DESCRIPTION OF THE TASK: Every line of the data must be copied exactly.

== DATA LINES ==

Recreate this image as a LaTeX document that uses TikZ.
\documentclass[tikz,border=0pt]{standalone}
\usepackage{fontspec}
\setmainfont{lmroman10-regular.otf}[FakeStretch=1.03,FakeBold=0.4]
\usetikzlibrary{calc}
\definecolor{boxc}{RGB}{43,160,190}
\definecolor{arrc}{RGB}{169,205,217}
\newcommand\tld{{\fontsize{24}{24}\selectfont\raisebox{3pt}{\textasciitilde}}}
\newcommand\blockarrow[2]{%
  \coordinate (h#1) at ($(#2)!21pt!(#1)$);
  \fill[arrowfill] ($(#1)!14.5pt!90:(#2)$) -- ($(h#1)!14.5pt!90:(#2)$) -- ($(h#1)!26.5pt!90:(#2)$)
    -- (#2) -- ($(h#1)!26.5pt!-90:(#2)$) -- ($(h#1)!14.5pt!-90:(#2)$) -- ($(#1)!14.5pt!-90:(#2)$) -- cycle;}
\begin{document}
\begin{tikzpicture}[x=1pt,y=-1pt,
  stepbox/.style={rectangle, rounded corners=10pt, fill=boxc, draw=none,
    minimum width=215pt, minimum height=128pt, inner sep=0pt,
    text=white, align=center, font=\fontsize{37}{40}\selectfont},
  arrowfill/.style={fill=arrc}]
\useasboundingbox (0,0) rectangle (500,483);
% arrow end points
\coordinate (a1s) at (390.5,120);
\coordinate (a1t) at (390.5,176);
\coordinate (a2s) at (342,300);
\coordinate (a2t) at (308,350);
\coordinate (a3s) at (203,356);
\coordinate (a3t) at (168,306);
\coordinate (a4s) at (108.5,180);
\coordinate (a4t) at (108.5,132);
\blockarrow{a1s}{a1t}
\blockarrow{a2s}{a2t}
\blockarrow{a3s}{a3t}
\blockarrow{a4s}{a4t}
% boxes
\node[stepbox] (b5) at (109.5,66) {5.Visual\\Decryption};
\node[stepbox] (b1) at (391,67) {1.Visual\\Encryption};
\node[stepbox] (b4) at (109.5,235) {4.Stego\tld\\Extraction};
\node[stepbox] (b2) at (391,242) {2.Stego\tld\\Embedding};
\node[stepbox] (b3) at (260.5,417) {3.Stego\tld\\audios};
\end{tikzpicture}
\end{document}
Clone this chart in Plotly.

===

RESPONSE:
Recreate this image as a LaTeX document that uses TikZ.
\documentclass[tikz,border=0pt]{standalone}
\usepackage{fontspec}
\setmainfont{lmroman10-regular.otf}[FakeStretch=1.03,FakeBold=0.4]
\usetikzlibrary{calc}
\definecolor{boxc}{RGB}{43,160,190}
\definecolor{arrc}{RGB}{169,205,217}
\newcommand\tld{{\fontsize{24}{24}\selectfont\raisebox{3pt}{\textasciitilde}}}
\newcommand\blockarrow[2]{%
  \coordinate (h#1) at ($(#2)!21pt!(#1)$);
  \fill[arrowfill] ($(#1)!14.5pt!90:(#2)$) -- ($(h#1)!14.5pt!90:(#2)$) -- ($(h#1)!26.5pt!90:(#2)$)
    -- (#2) -- ($(h#1)!26.5pt!-90:(#2)$) -- ($(h#1)!14.5pt!-90:(#2)$) -- ($(#1)!14.5pt!-90:(#2)$) -- cycle;}
\begin{document}
\begin{tikzpicture}[x=1pt,y=-1pt,
  stepbox/.style={rectangle, rounded corners=10pt, fill=boxc, draw=none,
    minimum width=215pt, minimum height=128pt, inner sep=0pt,
    text=white, align=center, font=\fontsize{37}{40}\selectfont},
  arrowfill/.style={fill=arrc}]
\useasboundingbox (0,0) rectangle (500,483);
% arrow end points
\coordinate (a1s) at (390.5,120);
\coordinate (a1t) at (390.5,176);
\coordinate (a2s) at (342,300);
\coordinate (a2t) at (308,350);
\coordinate (a3s) at (203,356);
\coordinate (a3t) at (168,306);
\coordinate (a4s) at (108.5,180);
\coordinate (a4t) at (108.5,132);
\blockarrow{a1s}{a1t}
\blockarrow{a2s}{a2t}
\blockarrow{a3s}{a3t}
\blockarrow{a4s}{a4t}
% boxes
\node[stepbox] (b5) at (109.5,66) {5.Visual\\Decryption};
\node[stepbox] (b1) at (391,67) {1.Visual\\Encryption};
\node[stepbox] (b4) at (109.5,235) {4.Stego\tld\\Extraction};
\node[stepbox] (b2) at (391,242) {2.Stego\tld\\Embedding};
\node[stepbox] (b3) at (260.5,417) {3.Stego\tld\\audios};
\end{tikzpicture}
\end{document}
Clone this chart in Plotly.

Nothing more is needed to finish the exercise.